Peter Gustav Lejeune Dirichlet (1805–1859) was a German mathematician so careful and so clear that many people say he invented the modern idea of what a proof should look like. He was gentle, a little shy, and famously reluctant to write letters home — legend has it that when his first son was born, he telegraphed his father-in-law nothing but the news that 2 + 1 = 3.

The stroke of genius

Dirichlet proved one of the loveliest results in number theory: that every arithmetic progression whose first term and step share no common factor contains infinitely many primes. To do it he built powerful new tools — the infinite sums now called Dirichlet series — welding calculus onto counting primes and helping launch the whole field of analytic number theory. His name is also stamped on the "Dirichlet function", the "pigeonhole principle" (which he called the drawer principle), and boundary conditions used in physics.
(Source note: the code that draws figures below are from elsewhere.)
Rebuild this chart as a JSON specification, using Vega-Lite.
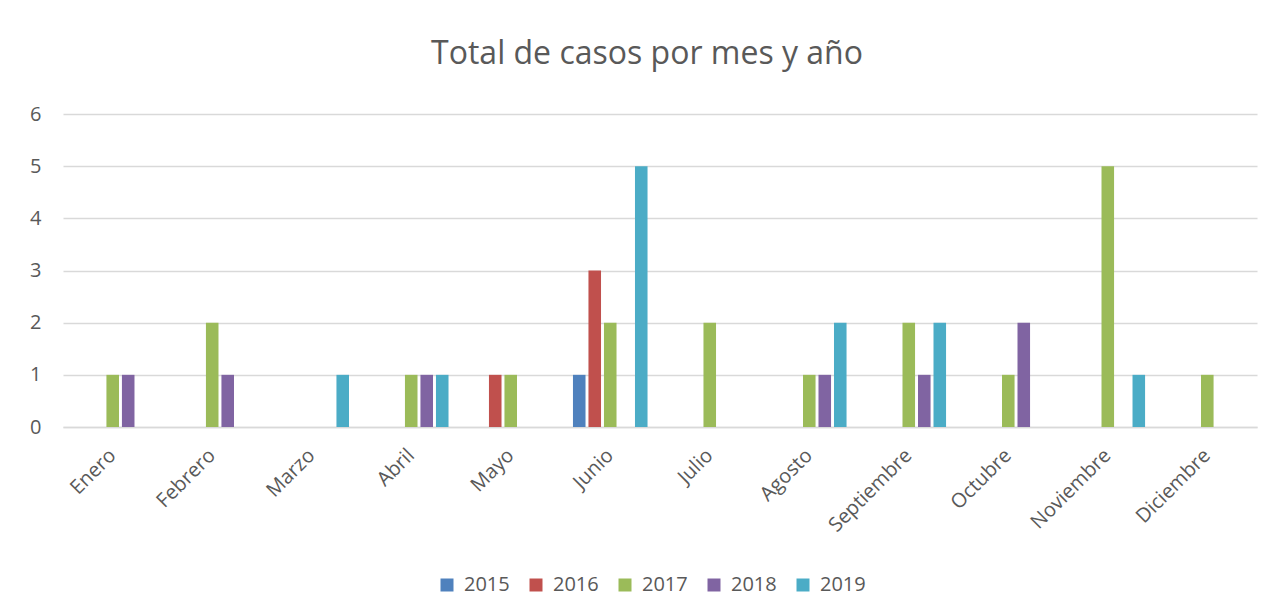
{
  "$schema": "https://vega.github.io/schema/vega-lite/v6.json",
  "width": 1194,
  "height": 313,
  "autosize": {"type": "none"},
  "padding": {"left": 63, "top": 114, "right": 16, "bottom": 188},
  "background": "white",
  "title": {
    "text": "Total de casos por mes y año",
    "font": "Open Sans",
    "fontSize": 32,
    "fontWeight": "normal",
    "color": "#595959",
    "anchor": "middle",
    "baseline": "alphabetic",
    "offset": 8,
    "dx": -13
  },
  "data": {
    "values": [
      {"mes": "Enero", "año": "2017", "casos": 1},
      {"mes": "Enero", "año": "2018", "casos": 1},
      {"mes": "Febrero", "año": "2017", "casos": 2},
      {"mes": "Febrero", "año": "2018", "casos": 1},
      {"mes": "Marzo", "año": "2019", "casos": 1},
      {"mes": "Abril", "año": "2017", "casos": 1},
      {"mes": "Abril", "año": "2018", "casos": 1},
      {"mes": "Abril", "año": "2019", "casos": 1},
      {"mes": "Mayo", "año": "2016", "casos": 1},
      {"mes": "Mayo", "año": "2017", "casos": 1},
      {"mes": "Junio", "año": "2015", "casos": 1},
      {"mes": "Junio", "año": "2016", "casos": 3},
      {"mes": "Junio", "año": "2017", "casos": 2},
      {"mes": "Junio", "año": "2019", "casos": 5},
      {"mes": "Julio", "año": "2017", "casos": 2},
      {"mes": "Agosto", "año": "2017", "casos": 1},
      {"mes": "Agosto", "año": "2018", "casos": 1},
      {"mes": "Agosto", "año": "2019", "casos": 2},
      {"mes": "Septiembre", "año": "2017", "casos": 2},
      {"mes": "Septiembre", "año": "2018", "casos": 1},
      {"mes": "Septiembre", "año": "2019", "casos": 2},
      {"mes": "Octubre", "año": "2017", "casos": 1},
      {"mes": "Octubre", "año": "2018", "casos": 2},
      {"mes": "Noviembre", "año": "2017", "casos": 5},
      {"mes": "Noviembre", "año": "2019", "casos": 1},
      {"mes": "Diciembre", "año": "2017", "casos": 1}
    ]
  },
  "mark": {"type": "bar"},
  "encoding": {
    "x": {
      "field": "mes",
      "type": "nominal",
      "sort": ["Enero","Febrero","Marzo","Abril","Mayo","Junio","Julio","Agosto","Septiembre","Octubre","Noviembre","Diciembre"],
      "scale": {"domain": ["Enero","Febrero","Marzo","Abril","Mayo","Junio","Julio","Agosto","Septiembre","Octubre","Noviembre","Diciembre"], "paddingInner": 0.221, "paddingOuter": 0.11},
      "axis": {
        "title": null,
        "labelAngle": -45,
        "labelAlign": "right",
        "labelBaseline": "middle",
        "labelFont": "Open Sans",
        "labelFontSize": 20,
        "labelColor": "#595959",
        "labelPadding": 25,
        "ticks": false,
        "domainColor": "#d9d9d9",
        "domainWidth": 1.5,
        "grid": false
      }
    },
    "xOffset": {
      "field": "año",
      "type": "nominal",
      "scale": {"domain": ["2015","2016","2017","2018","2019"], "paddingInner": 0.19, "paddingOuter": 0.095}
    },
    "y": {
      "field": "casos",
      "type": "quantitative",
      "scale": {"domain": [0, 6]},
      "axis": {
        "title": null,
        "values": [0,1,2,3,4,5,6],
        "labelFont": "Open Sans",
        "labelFontSize": 20,
        "labelColor": "#595959",
        "labelPadding": 22,
        "ticks": false,
        "domain": false,
        "gridColor": "#d9d9d9",
        "gridWidth": 1.5
      }
    },
    "color": {
      "field": "año",
      "type": "nominal",
      "scale": {"domain": ["2015","2016","2017","2018","2019"], "range": ["#4F81BD","#C0504D","#9BBB59","#8064A2","#4BACC6"]},
      "legend": {
        "title": null,
        "orient": "none",
        "direction": "horizontal",
        "legendX": 374,
        "legendY": 461,
        "symbolType": "square",
        "symbolSize": 169,
        "symbolStrokeWidth": 0,
        "labelFont": "Open Sans",
        "labelFontSize": 20,
        "labelColor": "#595959",
        "labelOffset": 7,
        "columnPadding": 16
      }
    }
  },
  "config": {
    "view": {"stroke": null}
  }
}
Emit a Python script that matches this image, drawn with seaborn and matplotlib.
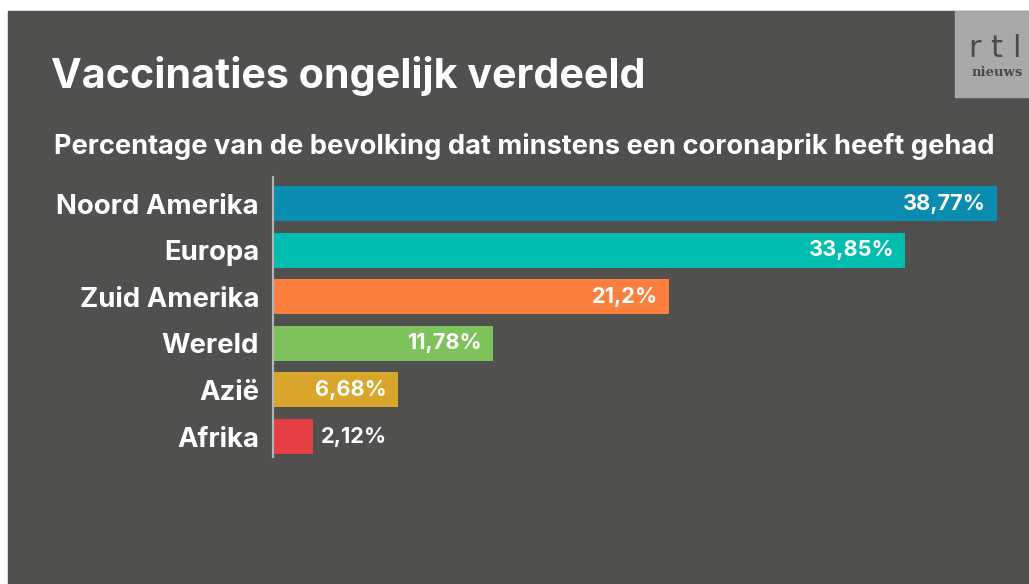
import matplotlib
matplotlib.use("Agg")
import matplotlib.pyplot as plt
from matplotlib.patches import Rectangle
import pandas as pd
import seaborn as sns

# data
regions = ["Noord Amerika", "Europa", "Zuid Amerika", "Wereld", "Azië", "Afrika"]
pct_first_dose = [38.77, 33.85, 21.2, 11.78, 6.68, 2.12]
bar_colors = ["#0a8bb0", "#00bdb0", "#fd7f3e", "#7dc25a", "#d8a62b", "#e63e45"]

BG = "#50504e"

sns.set_theme(style="white")
plt.rcParams["font.family"] = ["Inter", "DejaVu Sans"]

df = pd.DataFrame({"region": regions, "pct": pct_first_dose})

fig = plt.figure(figsize=(10.29, 5.84), dpi=100, facecolor="white")
fig.patches.append(Rectangle((8 / 1029, 0), 1, (584 - 11) / 584,
                             transform=fig.transFigure, color=BG, zorder=-10))
# logo box, letters of "rtl" spread out like the wide logo type
fig.patches.append(Rectangle((955 / 1029, (584 - 97) / 584), 74 / 1029, 86 / 584,
                             transform=fig.transFigure, color="#a9a9a9", zorder=-9))
for letter, x_px in zip("rtl", [975, 996, 1016]):
    fig.text(x_px / 1029, (584 - 57) / 584, letter, color="#4a4a4a",
             fontsize=22, ha="center", va="baseline", family=["DejaVu Sans"])
fig.text(997 / 1029, (584 - 76) / 584, "nieuws", color="#4a4a4a", fontsize=9.5,
         ha="center", va="baseline", family=["DejaVu Serif"], fontweight="bold")

ax = fig.add_axes([273 / 1029, (584 - 457) / 584, 747 / 1029, 280 / 584])
ax.set_facecolor("none")

sns.barplot(data=df, y="region", x="pct", hue="region", palette=bar_colors,
            orient="h", width=0.75, legend=False, saturation=1, linewidth=0,
            ax=ax)

ax.set_xlim(0, 40)
ax.set_ylim(5.44, -0.57)
ax.set_xlabel("")
ax.set_ylabel("")
ax.set_xticks([])
for side in ["top", "right", "bottom"]:
    ax.spines[side].set_visible(False)
ax.spines["left"].set_color("#b4b4b4")
ax.spines["left"].set_linewidth(1.6)
ax.tick_params(axis="y", length=0, pad=10, labelsize=19.8, labelcolor="white")
for lbl in ax.get_yticklabels():
    lbl.set_fontweight("bold")

for i, v in enumerate(pct_first_dose):
    txt = f"{v:g}".replace(".", ",") + "%"
    if v > 4:
        ax.annotate(txt, (v, i), xytext=(-8, 0), textcoords="offset points",
                    ha="right", va="center", color="white", fontsize=15.7,
                    fontweight="bold")
    else:
        ax.annotate(txt, (v, i), xytext=(6, 0), textcoords="offset points",
                    ha="left", va="center", color="white", fontsize=15.7,
                    fontweight="bold")

fig.text(51 / 1029, (584 - 88) / 584, "Vaccinaties ongelijk verdeeld",
         color="white", fontsize=29.7, fontweight="bold", va="baseline")
fig.text(54 / 1029, (584 - 154) / 584,
         "Percentage van de bevolking dat minstens een coronaprik heeft gehad",
         color="white", fontsize=19.6, fontweight="bold", va="baseline")

fig.savefig("out.png", dpi=100, facecolor=fig.get_facecolor())
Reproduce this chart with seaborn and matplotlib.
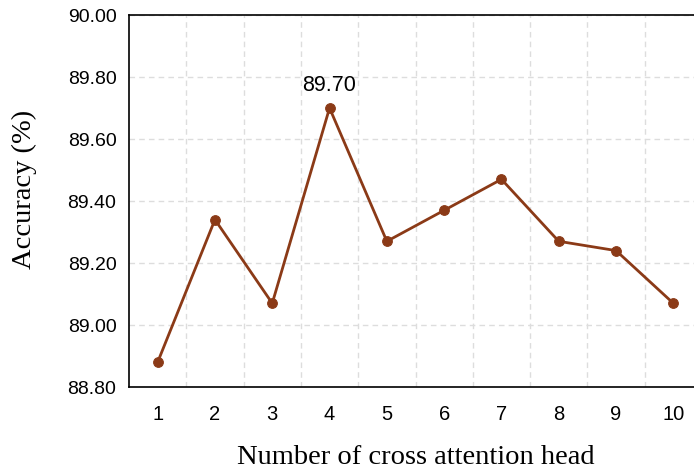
import matplotlib
matplotlib.use("Agg")
import matplotlib.pyplot as plt
import seaborn as sns
import pandas as pd
import numpy as np
from matplotlib.ticker import FixedLocator

heads = [1, 2, 3, 4, 5, 6, 7, 8, 9, 10]
accuracy = [88.88, 89.34, 89.07, 89.70, 89.27, 89.37, 89.47, 89.27, 89.24, 89.07]
yticks = [88.80, 89.00, 89.20, 89.40, 89.60, 89.80, 90.00]

df = pd.DataFrame({"heads": heads, "accuracy": accuracy})

sns.set_theme(style="white")
plt.rcParams["font.family"] = ["Liberation Sans", "DejaVu Sans"]

color = "#8B3A17"
fig = plt.figure(figsize=(6.94, 4.69), dpi=100)
ax = fig.add_axes([129/694, 1 - 387/469, (702-129)/694, (387-15)/469])

sns.lineplot(data=df, x="heads", y="accuracy", ax=ax, color=color, linewidth=2,
             marker="o", markersize=7, markeredgecolor=color, markerfacecolor=color)

ax.set_xlim(0.5, 10.5)
ax.set_ylim(88.80, 90.00)
ax.set_xticks(heads)
ax.set_xticklabels([str(h) for h in heads])
ax.xaxis.set_minor_locator(FixedLocator([h + 0.5 for h in heads[:-1]]))
ax.set_yticks(yticks)
ax.set_yticklabels([f"{v:.2f}" for v in yticks])
ax.tick_params(axis="both", which="both", length=0, colors="black")
ax.tick_params(axis="x", labelsize=14.5, pad=13)
ax.tick_params(axis="y", labelsize=14, pad=9)

ax.grid(False)
ax.grid(True, axis="x", which="minor", linestyle=(0, (4, 3)), color="#dddddd", linewidth=1)
ax.grid(True, axis="y", which="major", linestyle=(0, (4, 3)), color="#dddddd", linewidth=1)

for s in ax.spines.values():
    s.set_color("black")
    s.set_linewidth(1.2)
    s.set_visible(True)

serif = ["Liberation Serif", "DejaVu Serif"]
ax.set_xlabel("Number of cross attention head", family=serif, fontsize=20.5, color="black")
ax.set_ylabel("Accuracy (%)", family=serif, fontsize=20.5, color="black")
ax.xaxis.set_label_coords(0.5, -(457 - 387) / 372, transform=ax.transAxes)
ax.yaxis.set_label_coords(-(129 - 24) / 573, (387 - 189) / 372, transform=ax.transAxes)
ax.xaxis.label.set_va("center")
ax.yaxis.label.set_va("center")

imax = int(np.argmax(accuracy))
ax.annotate(f"{accuracy[imax]:.2f}", xy=(heads[imax], accuracy[imax]), xytext=(0, 9),
            textcoords="offset points", ha="center", va="bottom", fontsize=15.5, color="black")

fig.savefig("out.png", dpi=100)
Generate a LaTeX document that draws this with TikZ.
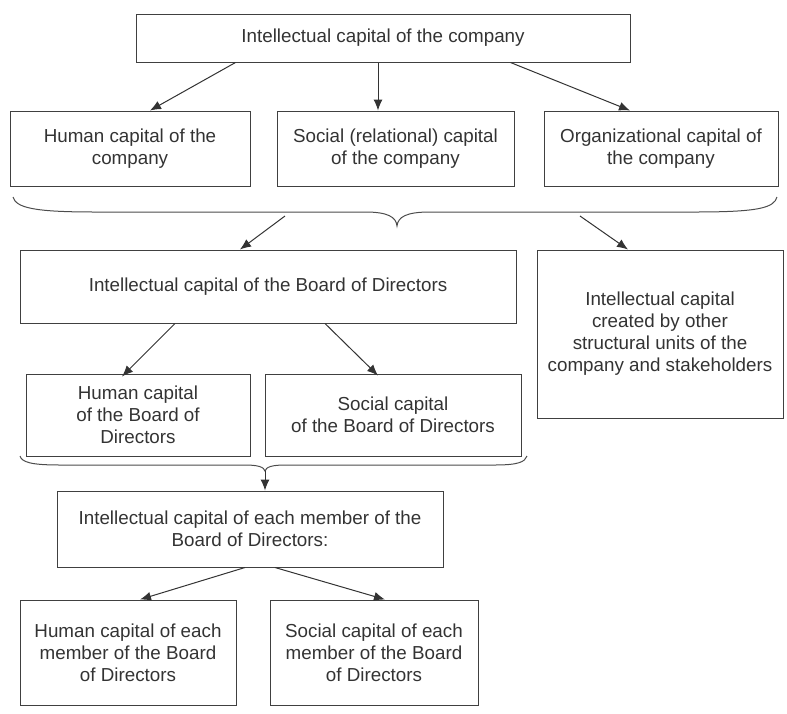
\documentclass[tikz,border=0pt]{standalone}
\usepackage{fontspec}
\setmainfont{Liberation Sans}
\usetikzlibrary{arrows.meta}

\tikzset{
  box/.style={draw=black!75, line width=1pt, align=center, inner sep=0pt,
    text=black!80, font=\fontsize{18.8}{22}\selectfont},
  arr/.style={draw=black!80, line width=1pt, -{Latex[length=11pt,width=9pt]}},
  brace/.style={draw=black!70, line width=1pt}
}

\begin{document}
\begin{tikzpicture}[x=1pt,y=-1pt]
\useasboundingbox (0,0) rectangle (787,713);

% Text Node
\node [box, minimum width=494pt, minimum height=48pt] (icc) at (383,38) {Intellectual capital of the company};
% Text Node
\node [box, minimum width=240pt, minimum height=75pt] (hcc) at (130,148.5) {Human capital of the\\company};
% Text Node
\node [box, minimum width=237pt, minimum height=75pt] (scc) at (395.5,148.5) {Social (relational) capital\\of the company};
% Text Node
\node [box, minimum width=234pt, minimum height=75pt] (occ) at (661,148.5) {Organizational capital of\\the company};

%Straight Lines
\draw [arr] ([xshift=100pt]icc.south west) -- ([xshift=20pt]hcc.north);
\draw [arr] ([xshift=-5pt]icc.south) -- ([xshift=-17.5pt]scc.north);
\draw [arr] ([xshift=-120pt]icc.south east) -- ([xshift=-31pt]occ.north);

%Curve Lines
\draw [brace] (13,197) .. controls (16,208) and (35,212) .. (95,212) -- (365,212) .. controls (388,212) and (396,217) .. (397,226) .. controls (398,217) and (406,212) .. (430,212) -- (695,212) .. controls (758,212) and (774,208) .. (777,197);
\coordinate (bl) at (285,216);
\coordinate (br) at (580,216);

% Text Node
\node [box, minimum width=496pt, minimum height=73pt] (icb) at (268,286.5) {Intellectual capital of the Board of Directors};
% Text Node
\node [box, minimum width=246pt, minimum height=168pt] (oth) at (660,334) {Intellectual capital\\created by other\\structural units of the\\company and stakeholders};

%Straight Lines
\draw [arr] (bl) -- ([xshift=-28pt]icb.north);
\draw [arr] (br) -- ([xshift=-32pt]oth.north);

% Text Node
\node [box, minimum width=224pt, minimum height=82pt] (hcb) at (138,415) {Human capital\\of the Board of\\Directors};
% Text Node
\node [box, minimum width=256pt, minimum height=82pt] (scb) at (393,415) {Social capital\\of the Board of Directors};

%Straight Lines
\draw [arr] ([xshift=-93pt]icb.south) -- ([xshift=-16pt,yshift=-3pt]hcb.north);
\draw [arr] ([xshift=57pt]icb.south) -- ([xshift=-15pt,yshift=-2pt]scb.north);

%Curve Lines
\draw [brace] (20,456) .. controls (22,462) and (30,465) .. (60,465) -- (245,465) .. controls (258,465) and (264,467) .. (265,471) .. controls (266,467) and (272,465) .. (285,465) -- (495,465) .. controls (518,465) and (525,462) .. (527,456);
\coordinate (bm) at (265,471);

% Text Node
\node [box, minimum width=386pt, minimum height=76pt] (icm) at (250,529) {Intellectual capital of each member of the\\Board of Directors:};

%Straight Lines
\draw [arr] (bm) -- (bm |- icm.north);

% Text Node
\node [box, minimum width=216pt, minimum height=105pt] (hcm) at (128,652.5) {Human capital of each\\member of the Board\\of Directors};
% Text Node
\node [box, minimum width=208pt, minimum height=105pt] (scm) at (374,652.5) {Social capital of each\\member of the Board\\of Directors};

%Straight Lines
\draw [arr] ([xshift=-5pt]icm.south) -- ([xshift=12pt]hcm.north);
\draw [arr] ([xshift=25pt]icm.south) -- ([xshift=11pt]scm.north);

\end{tikzpicture}
\end{document}
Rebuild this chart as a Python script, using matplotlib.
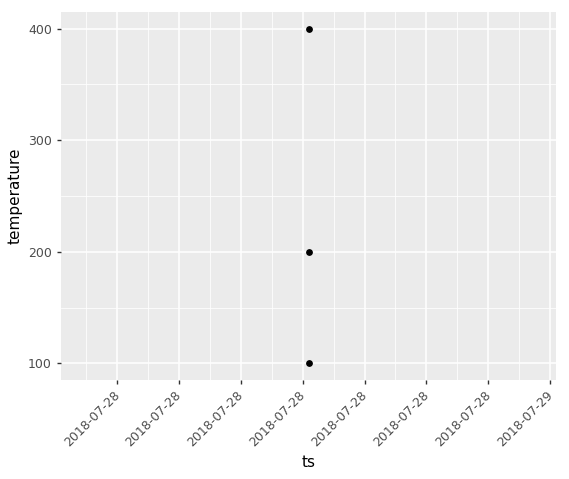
import numpy as np
import pandas as pd
import matplotlib
matplotlib.use("Agg")
import matplotlib.pyplot as plt
import matplotlib.dates as mdates
import matplotlib.transforms as mtransforms

# data
ts = pd.to_datetime(["2018-07-28 12:17", "2018-07-28 12:17", "2018-07-28 12:17"])
temperature = [100, 200, 400]

major_ticks = pd.date_range("2018-07-28 03:00", "2018-07-29 00:00", freq="3h")
minor_ticks = pd.date_range("2018-07-28 01:30", "2018-07-28 22:30", freq="3h")

fig = plt.figure(figsize=(5.69, 4.79), dpi=100)
ax = fig.add_axes([61 / 569, 1 - 380 / 479, (556 - 61) / 569, (380 - 12) / 479])

ax.set_facecolor("#ebebeb")
for s in ax.spines.values():
    s.set_visible(False)

ax.scatter(ts, temperature, s=15, color="black", zorder=3)

center = ts[0]
ax.set_xlim(center - pd.Timedelta(hours=12), center + pd.Timedelta(hours=12))
ax.set_ylim(85, 415)

ax.set_xticks(major_ticks)
ax.set_xticks(minor_ticks, minor=True)
ax.xaxis.set_major_formatter(mdates.DateFormatter("%Y-%m-%d"))
ax.set_yticks([100, 200, 300, 400])
ax.set_yticks([150, 250, 350], minor=True)

ax.grid(which="major", color="white", linewidth=1.1)
ax.grid(which="minor", color="white", linewidth=0.55)
ax.set_axisbelow(True)

ax.tick_params(which="major", length=3, width=1, color="#333333", labelcolor="#4d4d4d", labelsize=9)
ax.tick_params(which="minor", length=0)
shift = mtransforms.ScaledTranslation(-4 / 100, 0, fig.dpi_scale_trans)
for lbl in ax.get_xticklabels():
    lbl.set_rotation(45)
    lbl.set_ha("right")
    lbl.set_rotation_mode("anchor")
    lbl.set_transform(lbl.get_transform() + shift)

ax.set_xlabel("ts", fontsize=11)
ax.set_ylabel("temperature", fontsize=11)

fig.savefig("out.png", dpi=100)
Dirichlet adored Gauss's masterpiece Disquisitiones Arithmeticae so much that he reportedly carried it everywhere and kept it by his bed to consult day or night — it was the most thumbed book he owned. When he finally succeeded Gauss at Göttingen, it felt like the torch of number theory passing hand to hand. He was also famous for being an unhurried, patient teacher who would rather his students truly understood one line than raced through ten.